LE MARCHE DE MON ENFANCE (suite)

Il y avait la cohue dans les boulangeries des alentours où la tradition nous faisait savourer pour casse-croùte une calentita chaude et coulante dans un pain à 10 ( centimes bien sùr).

Le spectacle était dans la rue avec l'arrivée des charettes chargées de casiers de poissons frais en provenance de la pêcherie. Les vociférations du cocher et les sabots du cheval martelant le pavé attiraient le regard des passants qui admiraient cette scène poignante où l'homme et la bête reluisants de transpiration unissaient leurs efforts. Lorsque la pêche était abondante, les prix étaient bradés pour le plus grand bonheur des consommateurs.
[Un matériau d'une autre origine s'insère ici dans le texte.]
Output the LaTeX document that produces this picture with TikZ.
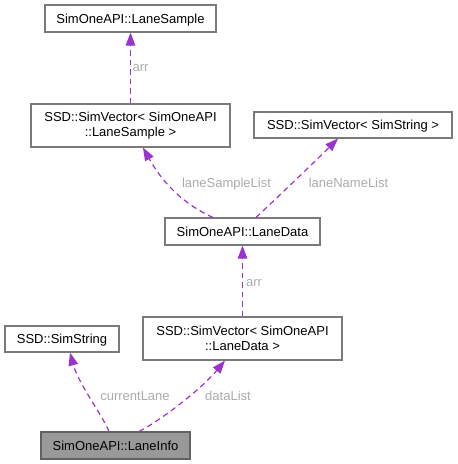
\documentclass[tikz,border=0pt]{standalone}
\usepackage{fontspec}
\setmainfont{Liberation Sans}
\usetikzlibrary{arrows.meta}
\definecolor{edgecol}{HTML}{9A32CD}
\definecolor{labcol}{HTML}{ABABAB}
\definecolor{boxline}{HTML}{7A7A7A}
\definecolor{infofill}{HTML}{999999}
\begin{document}
\begin{tikzpicture}[x=1bp,y=-1bp,
  box/.style={draw=boxline, line width=1.1bp, fill=white, inner sep=0pt, align=center,
    font=\fontsize{13bp}{15.4bp}\selectfont},
  onebox/.style={box, text height=9.4bp, text depth=0pt},
  dep/.style={draw=edgecol, line width=1.2bp, dash pattern=on 5.5bp off 4bp,
    -{Triangle[length=13bp,width=9.5bp]}},
  lab/.style={text=labcol, inner sep=0pt, anchor=base, font=\fontsize{13bp}{15.4bp}\selectfont}]
\useasboundingbox (0,0) rectangle (458,464);

\node[onebox, minimum width=171bp, minimum height=27bp] (LS) at (130.5,18.5) {SimOneAPI::LaneSample};
\node[box, minimum width=199bp, minimum height=43bp] (VLS) at (130.5,125.5) {SSD::SimVector< SimOneAPI\\::LaneSample >};
\node[onebox, minimum width=198bp, minimum height=26bp] (VSS) at (353,125) {SSD::SimVector< SimString >};
\node[onebox, minimum width=155bp, minimum height=27bp] (LD) at (242.5,231.5) {SimOneAPI::LaneData};
\node[onebox, minimum width=114bp, minimum height=26bp] (SS) at (62,339) {SSD::SimString};
\node[box, minimum width=199bp, minimum height=43bp] (VLD) at (242.5,338.5) {SSD::SimVector< SimOneAPI\\::LaneData >};
\node[onebox, draw=boxline!80!black, fill=infofill, minimum width=149bp, minimum height=27bp] (LI) at (115.5,445.5) {SimOneAPI::LaneInfo};

\draw[dep] (VLS.north) -- (LS.south);
\draw[dep] ([xshift=-29.5bp]LD.north) .. controls +(-18,-8) and +(25,45) .. ([xshift=12.5bp]VLS.south);
\draw[dep] ([xshift=13.5bp]LD.north) .. controls +(14,-13) and +(-22,22) .. ([xshift=-15bp]VSS.south);
\draw[dep] (VLD.north) -- (LD.south);
\draw[dep] ([xshift=-6.5bp]LI.north) .. controls +(-6,-15) and +(8,30) .. ([xshift=8bp]SS.south);
\draw[dep] ([xshift=23.5bp]LI.north) .. controls +(20,-10) and +(-25,30) .. ([xshift=-17.5bp]VLD.south);

\node[lab] (l1) at (140.5,71.7) {arr};
\node[lab] (l2) at (226.5,187.3) {laneSampleList};
\node[lab] (l3) at (348.5,187.3) {laneNameList};
\node[lab] (l4) at (254,286) {arr};
\node[lab] (l5) at (135,400) {currentLane};
\node[lab] (l6) at (228,400) {dataList};
\end{tikzpicture}
\end{document}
Ceux qui ont fréquenté ce paradis de la cuisinière, ceux qui habitaient à deux pas de ce garde-manger inépuisable, pour ne pas avoir retrouvé son équivalent ailleurs, aujourd'hui encore, en expriment des regrets plein d'émotion. A 13 h le marché se vidait, laissant les portefaix ranger les étalages tandis que les boueux nettoyaient à la lance à eau et chargeaient les camions-poubelle à la pelle. A partir de ce moment le quartier était tranformé, les commerces fermaient jusqu'à 16 h et le calme d'une sieste permettait de réparer les fatigues du matin. Alors, intervenait l'arroseuse municipale qui inondait rues et trottoirs, poursuivie par des dizaines d'enfants se rafraîchissant leurs pieds nus dans la fumée de vapeur s'élevant de l'asphalte brûlant.
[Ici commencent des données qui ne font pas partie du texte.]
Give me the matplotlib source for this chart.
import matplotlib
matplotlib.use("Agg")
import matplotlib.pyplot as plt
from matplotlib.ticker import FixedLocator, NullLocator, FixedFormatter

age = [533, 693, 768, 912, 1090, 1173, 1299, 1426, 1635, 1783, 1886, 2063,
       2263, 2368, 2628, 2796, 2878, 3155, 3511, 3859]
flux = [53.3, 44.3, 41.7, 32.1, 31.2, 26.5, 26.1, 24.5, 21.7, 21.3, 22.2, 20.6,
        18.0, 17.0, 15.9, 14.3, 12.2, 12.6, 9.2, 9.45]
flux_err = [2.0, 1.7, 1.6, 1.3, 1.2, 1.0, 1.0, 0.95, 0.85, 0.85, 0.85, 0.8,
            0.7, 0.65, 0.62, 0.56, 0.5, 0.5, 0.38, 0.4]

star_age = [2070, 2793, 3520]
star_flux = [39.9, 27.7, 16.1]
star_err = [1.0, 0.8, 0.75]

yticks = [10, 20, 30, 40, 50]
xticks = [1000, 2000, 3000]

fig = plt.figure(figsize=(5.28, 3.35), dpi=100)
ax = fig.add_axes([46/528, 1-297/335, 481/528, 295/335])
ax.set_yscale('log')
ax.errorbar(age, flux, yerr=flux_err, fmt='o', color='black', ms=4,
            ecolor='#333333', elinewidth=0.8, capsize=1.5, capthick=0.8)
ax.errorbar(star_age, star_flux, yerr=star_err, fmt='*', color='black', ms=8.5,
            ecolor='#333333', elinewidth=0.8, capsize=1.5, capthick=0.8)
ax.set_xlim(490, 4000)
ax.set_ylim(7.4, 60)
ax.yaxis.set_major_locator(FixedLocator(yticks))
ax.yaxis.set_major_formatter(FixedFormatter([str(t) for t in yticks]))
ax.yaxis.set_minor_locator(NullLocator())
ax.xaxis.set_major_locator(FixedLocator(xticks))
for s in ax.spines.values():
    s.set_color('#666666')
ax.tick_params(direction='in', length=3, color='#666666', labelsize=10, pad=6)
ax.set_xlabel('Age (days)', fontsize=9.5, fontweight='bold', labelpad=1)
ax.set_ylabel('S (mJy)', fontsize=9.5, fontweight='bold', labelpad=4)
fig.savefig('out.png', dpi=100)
A 16 h30, la sortie des écoles répandait une joie communicative qui s'installait sur les placettes et devant les porches des maisons. Bab el Oued revendiquait cette exubérance qui se tranmettait de génération en génération où la rencontre des enfants dans la rue préfigurait les centres de culture en milieux ouverts. Evidemment la clé de cette vie au grand air, c'était le climat...

A partir de 18 h, Bab el Oued ne ressemblait en rien au Bab el Oued du matin, si le matin avec le marché grouillant d'activités et le départ des travailleurs prenant le bus Bd de Provence pour se rendre au boulot, il ressemblait à une ruche d'abeilles au travail, le soir, avec toute cette jeunesse qui rentrait des ateliers et des usines pour "faire l'avenue de la Bouzarea", il prenait l'aspect d'une grande fête de famille.
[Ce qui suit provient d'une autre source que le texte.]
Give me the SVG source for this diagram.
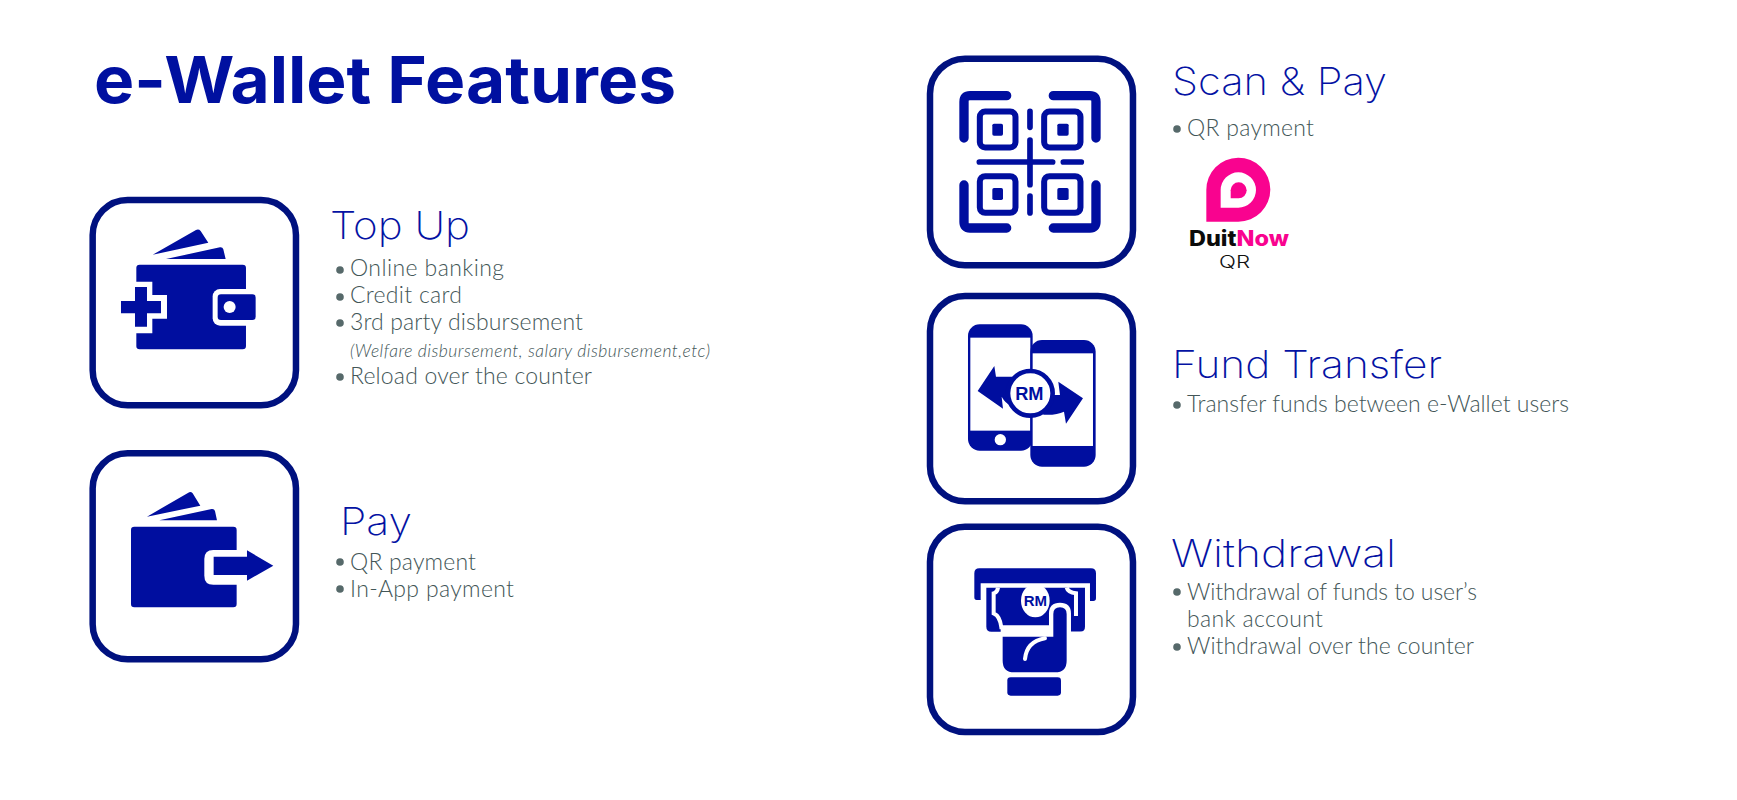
<svg xmlns="http://www.w3.org/2000/svg" width="1737" height="800" viewBox="0 0 1737 800">
<style>
text{font-family:"Lato","Noto Sans","Liberation Sans",sans-serif}
.t{font-family:"Inter","Liberation Sans",sans-serif;font-weight:700;font-size:65px;fill:#0010a0}
.h{font-family:"Inter","Lato",sans-serif;font-weight:200;font-size:38.500px;fill:#0412a3}
.b{font-weight:300;font-size:23px;fill:#435657}
.i{font-weight:300;font-style:italic;font-size:17.500px;fill:#435657}
.d{fill:#56696a}
.box{fill:#fff;stroke:#00117f;stroke-width:19.500}
.k{fill:#000e9f}
.w{fill:#fff}
.q{fill:none;stroke:#000e9f;stroke-width:28;stroke-linecap:round}
.r{fill:none;stroke:#000e9f;stroke-width:18}
.l{fill:none;stroke:#000e9f;stroke-width:17;stroke-linecap:round}
.rm{font-family:"Liberation Sans",sans-serif;font-weight:700;fill:#000e9f}
.dn{font-family:"Inter","Liberation Sans",sans-serif;font-weight:800;font-size:21px;fill:#0b0b0b}
.qr{font-family:"Inter","Liberation Sans",sans-serif;font-weight:300;font-size:17px;fill:#111}
</style>
<rect width="1737" height="800" fill="#fff"/>
<text class="t" x="94" y="102.500" textLength="582" lengthAdjust="spacingAndGlyphs">e-Wallet Features</text>

<g id="top-up">
<g transform="translate(60 180) scale(.3333)">
<rect class="box" x="98" y="60" width="610" height="616" rx="105"/>
<path class="k" d="M278 224 L408 150 Q416 146 422 153 L445 188Z M318 237 L480 202 Q488 201 490 208 L497 237Z"/>
<rect class="k" x="229" y="254" width="329" height="254" rx="10"/>
<rect class="w" x="458" y="327" width="130" height="110" rx="22"/>
<rect class="k" x="473" y="343" width="114" height="77" rx="10"/>
<circle class="w" cx="509" cy="381" r="18"/>
<path class="w" d="M215 305 H277 V345 H321 V416 H277 V460 H215Z"/>
<path class="k" d="M225 321 H261 V363 H303 V400 H261 V440 H225 V400 H183 V363 H225Z"/>
</g>
<text class="h" x="330" y="239" textLength="140" lengthAdjust="spacingAndGlyphs">Top Up</text>
<g class="d"><circle cx="340" cy="270" r="3.800"/><circle cx="340" cy="297" r="3.800"/><circle cx="340" cy="323" r="3.800"/><circle cx="340" cy="377" r="3.800"/></g>
<text class="b" x="350" y="276" textLength="154">Online banking</text>
<text class="b" x="350" y="303" textLength="112">Credit card</text>
<text class="b" x="350" y="330" textLength="233">3rd party disbursement</text>
<text class="i" x="350" y="357" textLength="360">(Welfare disbursement, salary disbursement,etc)</text>
<text class="b" x="350" y="384" textLength="242">Reload over the counter</text>
</g>

<g id="pay">
<g transform="translate(60 430) scale(.3333)">
<rect class="box" x="98" y="70" width="610" height="618" rx="105"/>
<path class="k" d="M261 260 L385 188 Q392 183 398 190 L421 227Z M298 271 L455 237 Q463 236 465 243 L471 271Z"/>
<rect class="k" x="213" y="290" width="317" height="242" rx="10"/>
<path class="w" d="M531 360 H460 Q433 360 433 387 V437 Q433 464 460 464 H531Z"/>
<path class="k" d="M461 380 H561 V361 L640 407 L561 452 V435 H461Z"/>
</g>
<text class="h" x="340" y="535" textLength="72" lengthAdjust="spacingAndGlyphs">Pay</text>
<g class="d"><circle cx="340" cy="562" r="3.800"/><circle cx="340" cy="589" r="3.800"/></g>
<text class="b" x="350" y="569.500" textLength="126">QR payment</text>
<text class="b" x="350" y="596.500" textLength="164">In-App payment</text>
</g>

<g id="scan-pay">
<g transform="translate(910 40) scale(.3333)">
<rect class="box" x="60" y="56" width="609" height="620" rx="105"/>
<path class="q" d="M162 294 V185 Q162 167 180 167 H290 M430 167 H540 Q558 167 558 185 V294 M162 435 V546 Q162 564 180 564 H290 M430 564 H540 Q558 564 558 546 V435"/>
<rect class="r" x="209.500" y="214.500" width="107" height="108" rx="16"/>
<rect class="r" x="402.500" y="214.500" width="109" height="108" rx="16"/>
<rect class="r" x="209.500" y="408.500" width="107" height="110" rx="16"/>
<rect class="r" x="402.500" y="408.500" width="109" height="110" rx="16"/>
<rect class="k" x="247" y="251" width="32" height="36" rx="5"/>
<rect class="k" x="442" y="251" width="34" height="36" rx="5"/>
<rect class="k" x="247" y="444" width="32" height="36" rx="5"/>
<rect class="k" x="442" y="444" width="34" height="36" rx="5"/>
<path class="l" d="M360 214 V262 M360 300 V434 M360 468 V519 M208 366 H428 M460 366 H514"/>
</g>
<text class="h" x="1172" y="95" textLength="215" lengthAdjust="spacingAndGlyphs">Scan &amp; Pay</text>
<circle class="d" cx="1177" cy="129" r="3.800"/>
<text class="b" x="1187" y="135.500" textLength="127">QR payment</text>
<g id="duitnow">
<g transform="translate(1160 130) scale(.3333)">
<path fill="#f9038f" fill-rule="evenodd" d="M139 275 V180 A96 96 0 1 1 235 275Z M182 233 H235 A53 53 0 1 0 182 180Z"/>
<path fill="#f9038f" d="M212 205 V181 A24 24 0 1 1 236 205Z"/>
</g>
<text class="dn" x="1189" y="246" textLength="100" lengthAdjust="spacingAndGlyphs">Duit<tspan fill="#f9038f">Now</tspan></text>
<text class="qr" x="1219" y="268" textLength="31" lengthAdjust="spacingAndGlyphs">QR</text>
</g>
</g>

<g id="fund-transfer">
<g transform="translate(910 280) scale(.3333)">
<rect class="box" x="60" y="48" width="609" height="616" rx="105"/>
<rect class="k" x="174" y="133" width="194" height="379" rx="35"/>
<rect class="w" x="181" y="173" width="180" height="279"/>
<circle class="w" cx="271" cy="479" r="17"/>
<rect class="k" x="361" y="180" width="196" height="380" rx="35"/>
<rect class="w" x="368" y="220" width="181" height="278"/>
<path class="k" d="M203 333 L253 258 L258 290 H320 V375 H300 Q285 368 275 350 L279 386Z"/>
<path class="k" d="M519 355 L445 305 L450 345 H400 V404 Q440 406 462 395 L468 431Z"/>
<path d="M430 306 Q441 325 441 345" fill="none" stroke="#fff" stroke-width="7"/>
<circle cx="361" cy="340" r="67" fill="#fff" stroke="#000e9f" stroke-width="14"/>
<text class="rm" x="358" y="361" font-size="55" text-anchor="middle" textLength="85" lengthAdjust="spacingAndGlyphs">RM</text>
</g>
<text class="h" x="1172" y="378" textLength="270" lengthAdjust="spacingAndGlyphs">Fund Transfer</text>
<circle class="d" cx="1177" cy="405" r="3.800"/>
<text class="b" x="1187" y="412" textLength="382">Transfer funds between e-Wallet users</text>
</g>

<g id="withdrawal">
<g transform="translate(910 510) scale(.3333)">
<rect class="box" x="60" y="50" width="609" height="616" rx="105"/>
<path class="k" d="M193 190 Q193 175 208 175 H543 Q558 175 558 190 V265 Q558 273 550 273 H540 V220 H212 V270 H200 Q193 270 193 262Z"/>
<path class="k" d="M229 233 H525 V350 Q525 365 510 365 H244 Q229 365 229 350Z"/>
<path d="M264 233 Q262 247 251 250 V310 Q270 318 274 352 H420 M470 233 Q474 247 498 250 V318" fill="none" stroke="#fff" stroke-width="12"/>
<ellipse class="w" cx="376" cy="272" rx="43" ry="50"/>
<text class="rm" x="376" y="288" font-size="44" text-anchor="middle" textLength="70" lengthAdjust="spacingAndGlyphs">RM</text>
<path class="w" d="M417 365 V310 Q417 278 450 278 Q483 278 483 310 V380 H417Z"/>
<rect class="w" x="272" y="352" width="150" height="28"/>
<rect class="w" x="470" y="365" width="60" height="20"/>
<path class="k" d="M430 380 V312 Q430 292 450 292 Q470 292 470 312 V452 Q470 487 435 487 H313 Q278 487 278 452 V380Z"/>
<path d="M345 447 Q350 395 405 385" fill="none" stroke="#fff" stroke-width="12" stroke-linecap="round"/>
<rect class="k" x="292" y="502" width="161" height="55" rx="10"/>
</g>
<text class="h" x="1171" y="567" textLength="225" lengthAdjust="spacingAndGlyphs">Withdrawal</text>
<g class="d"><circle cx="1177" cy="592" r="3.800"/><circle cx="1177" cy="647" r="3.800"/></g>
<text class="b" x="1187" y="599.500" textLength="290">Withdrawal of funds to user’s</text>
<text class="b" x="1187" y="627" textLength="136">bank account</text>
<text class="b" x="1187" y="654" textLength="287">Withdrawal over the counter</text>
</g>
</svg>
Les jeunes gens et jeunes filles qui faisait" andar et venir" jusqu'à la nuit tombée en dégustant un beignet italien de chez Pascal ou un créponné de chez Di Miglio, finissaient par échanger des regards complices et les premiers sourires laissaient place à des sentiments plus profonds. Combien de mariages ont dû avoir pour origine les rencontres du soir sur les trottoirs de l'avenue.